--- Begin ---

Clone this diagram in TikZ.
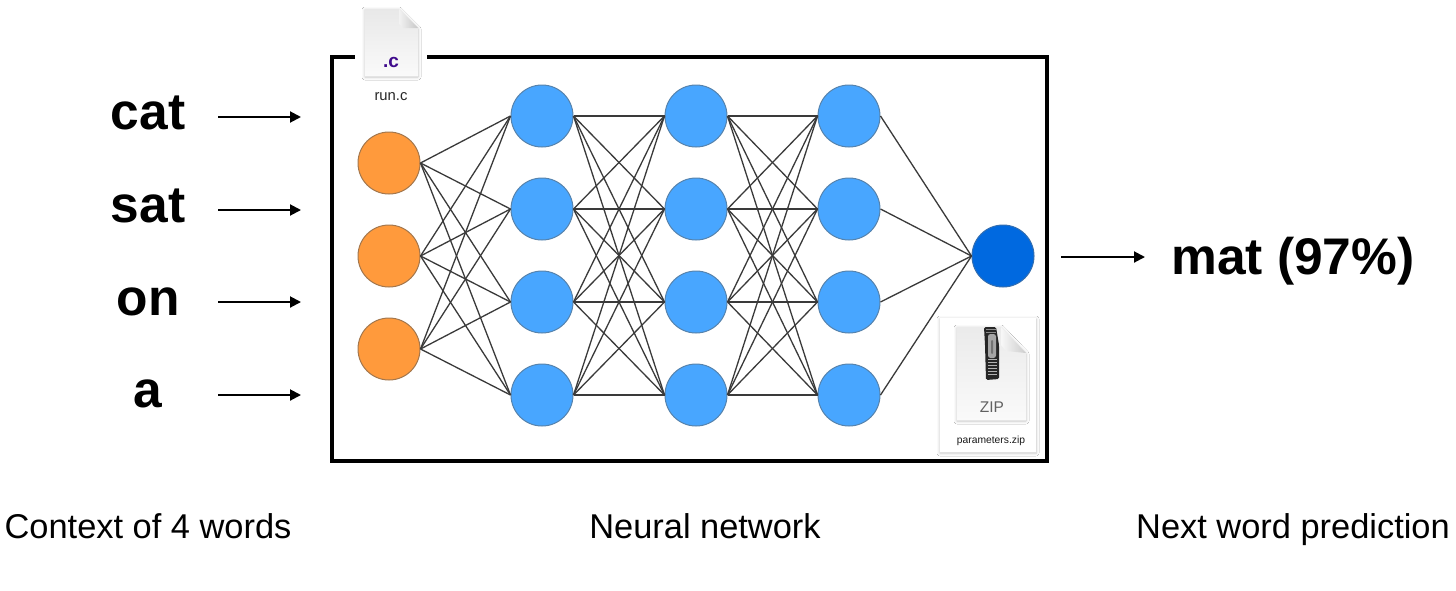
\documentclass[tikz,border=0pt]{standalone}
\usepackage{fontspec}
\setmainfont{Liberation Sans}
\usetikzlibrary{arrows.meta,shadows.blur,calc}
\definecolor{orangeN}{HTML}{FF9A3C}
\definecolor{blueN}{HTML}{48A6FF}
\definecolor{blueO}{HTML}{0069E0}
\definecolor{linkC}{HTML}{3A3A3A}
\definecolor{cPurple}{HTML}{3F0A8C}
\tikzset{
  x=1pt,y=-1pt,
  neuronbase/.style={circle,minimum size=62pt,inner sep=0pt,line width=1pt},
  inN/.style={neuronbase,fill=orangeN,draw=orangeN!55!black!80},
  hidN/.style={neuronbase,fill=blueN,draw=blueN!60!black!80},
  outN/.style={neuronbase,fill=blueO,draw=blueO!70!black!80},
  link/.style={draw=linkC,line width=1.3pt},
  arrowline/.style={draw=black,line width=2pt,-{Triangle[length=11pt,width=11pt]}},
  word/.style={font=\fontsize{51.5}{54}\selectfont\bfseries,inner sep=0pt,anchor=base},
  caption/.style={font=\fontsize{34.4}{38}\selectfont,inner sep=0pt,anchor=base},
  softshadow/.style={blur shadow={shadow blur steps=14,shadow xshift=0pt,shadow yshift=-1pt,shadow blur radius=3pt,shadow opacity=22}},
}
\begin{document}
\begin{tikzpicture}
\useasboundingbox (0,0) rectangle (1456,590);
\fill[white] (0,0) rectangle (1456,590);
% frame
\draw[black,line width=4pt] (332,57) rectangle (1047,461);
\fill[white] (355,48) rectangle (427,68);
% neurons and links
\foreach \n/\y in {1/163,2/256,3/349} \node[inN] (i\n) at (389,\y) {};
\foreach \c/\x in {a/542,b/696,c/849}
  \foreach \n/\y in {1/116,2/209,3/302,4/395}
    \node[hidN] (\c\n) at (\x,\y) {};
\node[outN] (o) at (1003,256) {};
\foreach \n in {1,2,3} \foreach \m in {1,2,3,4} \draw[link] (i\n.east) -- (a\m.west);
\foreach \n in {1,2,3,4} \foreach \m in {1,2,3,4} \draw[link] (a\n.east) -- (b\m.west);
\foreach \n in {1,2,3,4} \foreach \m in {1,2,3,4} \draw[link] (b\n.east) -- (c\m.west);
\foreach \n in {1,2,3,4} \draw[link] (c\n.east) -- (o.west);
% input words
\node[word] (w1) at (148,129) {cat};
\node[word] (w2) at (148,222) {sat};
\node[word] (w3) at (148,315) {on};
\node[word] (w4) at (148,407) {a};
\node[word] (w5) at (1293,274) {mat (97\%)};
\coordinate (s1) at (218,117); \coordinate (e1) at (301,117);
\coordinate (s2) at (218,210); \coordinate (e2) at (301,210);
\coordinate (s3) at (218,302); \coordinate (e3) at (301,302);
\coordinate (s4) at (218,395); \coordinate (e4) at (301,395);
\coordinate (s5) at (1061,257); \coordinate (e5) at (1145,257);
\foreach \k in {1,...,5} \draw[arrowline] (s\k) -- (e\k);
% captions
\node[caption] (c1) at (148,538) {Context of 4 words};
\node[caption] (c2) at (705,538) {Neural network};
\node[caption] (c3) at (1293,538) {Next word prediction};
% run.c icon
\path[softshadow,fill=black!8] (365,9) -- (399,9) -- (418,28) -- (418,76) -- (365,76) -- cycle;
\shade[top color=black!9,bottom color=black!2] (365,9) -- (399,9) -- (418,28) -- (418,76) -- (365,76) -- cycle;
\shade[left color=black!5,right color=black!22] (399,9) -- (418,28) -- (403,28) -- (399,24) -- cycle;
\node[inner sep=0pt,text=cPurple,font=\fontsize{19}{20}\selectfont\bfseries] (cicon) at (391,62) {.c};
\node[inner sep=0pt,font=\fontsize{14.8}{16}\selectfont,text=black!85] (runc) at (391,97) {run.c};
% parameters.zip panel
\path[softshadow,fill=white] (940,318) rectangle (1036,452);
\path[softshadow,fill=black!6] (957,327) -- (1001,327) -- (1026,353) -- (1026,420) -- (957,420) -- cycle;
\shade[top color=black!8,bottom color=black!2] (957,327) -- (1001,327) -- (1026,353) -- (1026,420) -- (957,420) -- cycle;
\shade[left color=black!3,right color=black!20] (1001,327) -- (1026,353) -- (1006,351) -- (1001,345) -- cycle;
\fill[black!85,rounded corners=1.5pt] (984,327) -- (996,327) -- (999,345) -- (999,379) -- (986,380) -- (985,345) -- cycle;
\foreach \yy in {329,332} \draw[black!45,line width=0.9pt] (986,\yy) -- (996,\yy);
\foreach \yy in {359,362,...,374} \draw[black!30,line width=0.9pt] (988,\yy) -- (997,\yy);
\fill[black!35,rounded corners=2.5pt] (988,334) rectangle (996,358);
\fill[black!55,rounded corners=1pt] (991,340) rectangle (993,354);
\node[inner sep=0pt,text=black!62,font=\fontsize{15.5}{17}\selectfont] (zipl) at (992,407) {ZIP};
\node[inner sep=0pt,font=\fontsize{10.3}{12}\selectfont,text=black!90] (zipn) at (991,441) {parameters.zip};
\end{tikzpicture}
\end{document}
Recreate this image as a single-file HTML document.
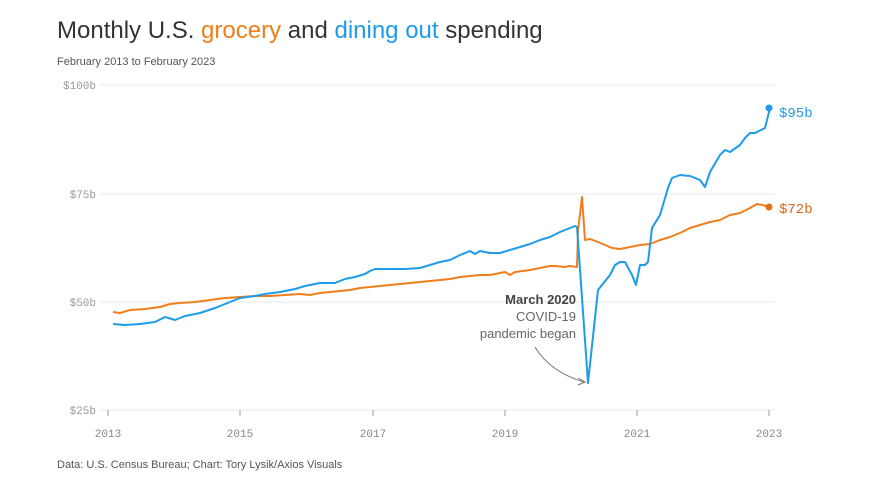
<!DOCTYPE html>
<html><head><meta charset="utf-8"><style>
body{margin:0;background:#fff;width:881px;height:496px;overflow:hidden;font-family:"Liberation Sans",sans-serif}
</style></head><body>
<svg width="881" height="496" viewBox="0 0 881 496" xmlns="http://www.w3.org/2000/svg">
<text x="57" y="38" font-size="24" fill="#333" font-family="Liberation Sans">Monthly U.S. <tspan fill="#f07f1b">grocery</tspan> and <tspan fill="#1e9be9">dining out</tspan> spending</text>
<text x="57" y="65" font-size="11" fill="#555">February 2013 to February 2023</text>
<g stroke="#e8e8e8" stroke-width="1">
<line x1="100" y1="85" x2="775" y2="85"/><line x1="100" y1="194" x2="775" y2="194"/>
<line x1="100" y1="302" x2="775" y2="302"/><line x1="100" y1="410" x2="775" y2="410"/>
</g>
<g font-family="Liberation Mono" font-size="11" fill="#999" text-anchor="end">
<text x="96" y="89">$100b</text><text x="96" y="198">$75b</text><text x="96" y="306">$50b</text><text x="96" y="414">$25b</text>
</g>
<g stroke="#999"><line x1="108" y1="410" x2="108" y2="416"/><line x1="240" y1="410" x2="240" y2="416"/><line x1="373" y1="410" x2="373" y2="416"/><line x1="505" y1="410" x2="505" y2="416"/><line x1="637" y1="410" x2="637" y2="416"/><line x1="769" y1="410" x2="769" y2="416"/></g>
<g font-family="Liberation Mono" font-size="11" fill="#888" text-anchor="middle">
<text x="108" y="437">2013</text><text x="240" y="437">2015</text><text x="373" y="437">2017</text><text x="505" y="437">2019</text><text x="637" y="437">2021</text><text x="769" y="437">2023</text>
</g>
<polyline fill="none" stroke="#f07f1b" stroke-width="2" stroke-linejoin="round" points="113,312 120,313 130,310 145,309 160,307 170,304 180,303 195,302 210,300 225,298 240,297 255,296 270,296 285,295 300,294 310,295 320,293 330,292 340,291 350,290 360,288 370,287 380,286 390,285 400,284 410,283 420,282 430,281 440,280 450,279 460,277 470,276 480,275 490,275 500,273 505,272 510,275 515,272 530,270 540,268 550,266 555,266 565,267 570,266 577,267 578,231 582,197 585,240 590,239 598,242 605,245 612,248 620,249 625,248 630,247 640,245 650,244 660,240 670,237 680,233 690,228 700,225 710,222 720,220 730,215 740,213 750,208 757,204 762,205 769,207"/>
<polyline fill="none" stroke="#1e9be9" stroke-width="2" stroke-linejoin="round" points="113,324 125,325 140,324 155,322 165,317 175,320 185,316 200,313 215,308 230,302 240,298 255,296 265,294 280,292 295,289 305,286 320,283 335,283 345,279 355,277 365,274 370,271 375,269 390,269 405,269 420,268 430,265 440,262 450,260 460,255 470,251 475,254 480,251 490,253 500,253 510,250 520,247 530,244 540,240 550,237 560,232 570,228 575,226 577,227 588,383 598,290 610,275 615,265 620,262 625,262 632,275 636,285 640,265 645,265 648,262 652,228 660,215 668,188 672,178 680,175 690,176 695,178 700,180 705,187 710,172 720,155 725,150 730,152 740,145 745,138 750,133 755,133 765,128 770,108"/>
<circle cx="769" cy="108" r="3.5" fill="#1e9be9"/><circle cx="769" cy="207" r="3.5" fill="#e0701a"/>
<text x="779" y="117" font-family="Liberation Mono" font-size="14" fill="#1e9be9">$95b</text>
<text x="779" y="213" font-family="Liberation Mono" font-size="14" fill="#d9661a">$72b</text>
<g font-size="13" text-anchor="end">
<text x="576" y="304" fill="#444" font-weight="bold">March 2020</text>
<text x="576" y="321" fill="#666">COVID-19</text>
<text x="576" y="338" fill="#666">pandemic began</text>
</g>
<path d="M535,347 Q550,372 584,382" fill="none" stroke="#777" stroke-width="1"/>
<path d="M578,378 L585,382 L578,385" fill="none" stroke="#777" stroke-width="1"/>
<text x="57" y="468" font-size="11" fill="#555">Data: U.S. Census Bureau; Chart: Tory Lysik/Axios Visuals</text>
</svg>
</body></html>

--- End ---
--- Begin ---

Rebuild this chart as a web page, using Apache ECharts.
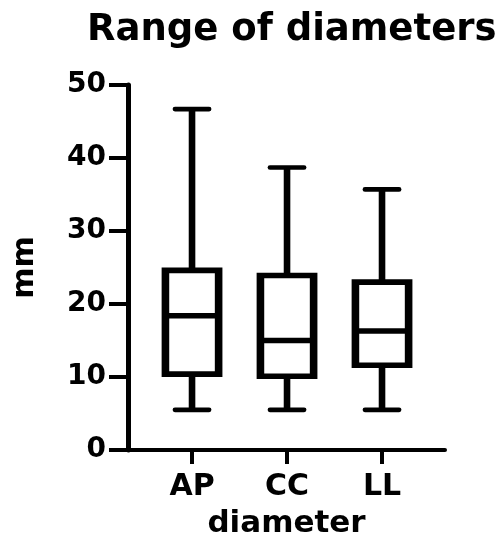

--- End ---
--- Begin ---

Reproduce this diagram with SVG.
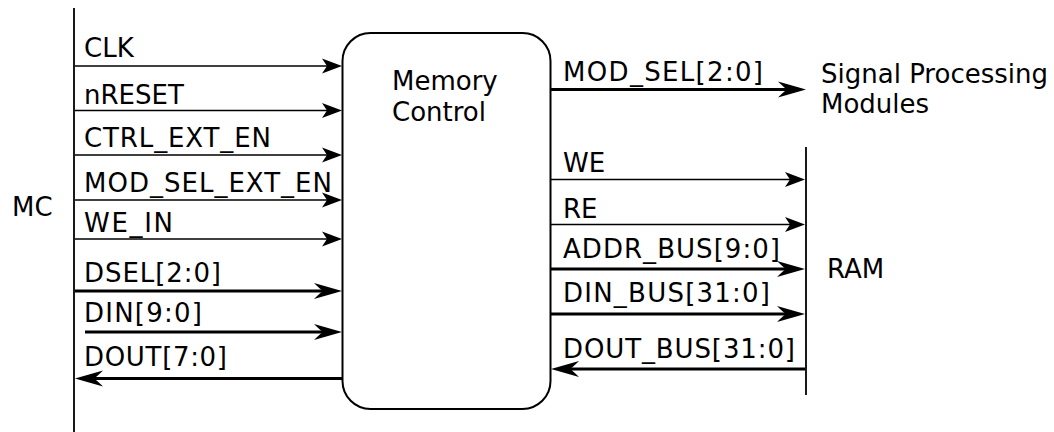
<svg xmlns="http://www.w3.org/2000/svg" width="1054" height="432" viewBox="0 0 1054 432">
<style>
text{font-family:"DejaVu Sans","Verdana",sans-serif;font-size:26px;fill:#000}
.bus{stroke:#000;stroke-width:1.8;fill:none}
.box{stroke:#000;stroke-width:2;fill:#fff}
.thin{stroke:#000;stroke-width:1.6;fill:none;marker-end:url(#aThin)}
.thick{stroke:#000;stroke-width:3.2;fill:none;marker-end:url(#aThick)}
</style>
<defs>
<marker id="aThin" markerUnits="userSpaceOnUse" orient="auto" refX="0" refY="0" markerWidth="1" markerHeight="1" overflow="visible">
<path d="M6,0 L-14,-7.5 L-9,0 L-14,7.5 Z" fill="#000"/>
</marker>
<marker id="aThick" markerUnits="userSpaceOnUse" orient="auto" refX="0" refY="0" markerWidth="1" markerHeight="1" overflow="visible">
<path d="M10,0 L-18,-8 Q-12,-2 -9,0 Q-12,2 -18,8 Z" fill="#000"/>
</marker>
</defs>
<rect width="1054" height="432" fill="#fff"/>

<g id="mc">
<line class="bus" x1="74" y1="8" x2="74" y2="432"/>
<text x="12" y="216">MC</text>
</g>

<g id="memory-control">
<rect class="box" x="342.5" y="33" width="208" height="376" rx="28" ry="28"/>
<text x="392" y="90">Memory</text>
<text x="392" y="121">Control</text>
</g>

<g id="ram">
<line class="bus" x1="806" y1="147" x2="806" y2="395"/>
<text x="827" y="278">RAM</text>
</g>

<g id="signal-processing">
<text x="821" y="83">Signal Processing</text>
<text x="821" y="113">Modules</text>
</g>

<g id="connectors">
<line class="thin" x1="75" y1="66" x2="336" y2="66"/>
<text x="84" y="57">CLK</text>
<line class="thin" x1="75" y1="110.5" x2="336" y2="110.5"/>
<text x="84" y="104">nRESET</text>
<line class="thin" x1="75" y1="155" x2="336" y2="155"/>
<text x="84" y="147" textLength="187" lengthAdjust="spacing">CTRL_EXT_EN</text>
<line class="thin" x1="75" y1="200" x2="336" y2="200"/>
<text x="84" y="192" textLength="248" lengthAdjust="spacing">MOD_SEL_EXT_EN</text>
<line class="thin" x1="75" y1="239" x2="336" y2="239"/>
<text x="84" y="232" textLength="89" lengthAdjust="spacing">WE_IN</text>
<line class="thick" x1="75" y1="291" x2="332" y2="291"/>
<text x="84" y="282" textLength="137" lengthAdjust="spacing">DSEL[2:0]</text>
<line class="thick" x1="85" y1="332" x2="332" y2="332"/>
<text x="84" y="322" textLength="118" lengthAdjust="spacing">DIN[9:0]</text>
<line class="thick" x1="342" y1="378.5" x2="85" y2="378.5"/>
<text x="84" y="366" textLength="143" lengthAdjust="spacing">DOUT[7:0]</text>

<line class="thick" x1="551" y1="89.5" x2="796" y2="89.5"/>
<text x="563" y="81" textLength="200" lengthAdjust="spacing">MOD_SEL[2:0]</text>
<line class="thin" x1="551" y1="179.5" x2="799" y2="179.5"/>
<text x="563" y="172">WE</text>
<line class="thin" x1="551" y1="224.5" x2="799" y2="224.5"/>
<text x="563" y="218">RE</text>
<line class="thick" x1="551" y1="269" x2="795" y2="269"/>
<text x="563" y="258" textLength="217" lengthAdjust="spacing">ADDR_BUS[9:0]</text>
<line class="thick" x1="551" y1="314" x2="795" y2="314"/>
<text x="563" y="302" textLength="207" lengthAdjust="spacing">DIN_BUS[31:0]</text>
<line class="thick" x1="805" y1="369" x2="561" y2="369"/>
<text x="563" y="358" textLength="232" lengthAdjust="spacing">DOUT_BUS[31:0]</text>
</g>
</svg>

--- End ---

WHAT IS ASKED → Identify every line above with the string "diagram" in it. Copy those lines.

ANSWER TO THIS TASK →
Clone this diagram in TikZ.
Reproduce this diagram with SVG.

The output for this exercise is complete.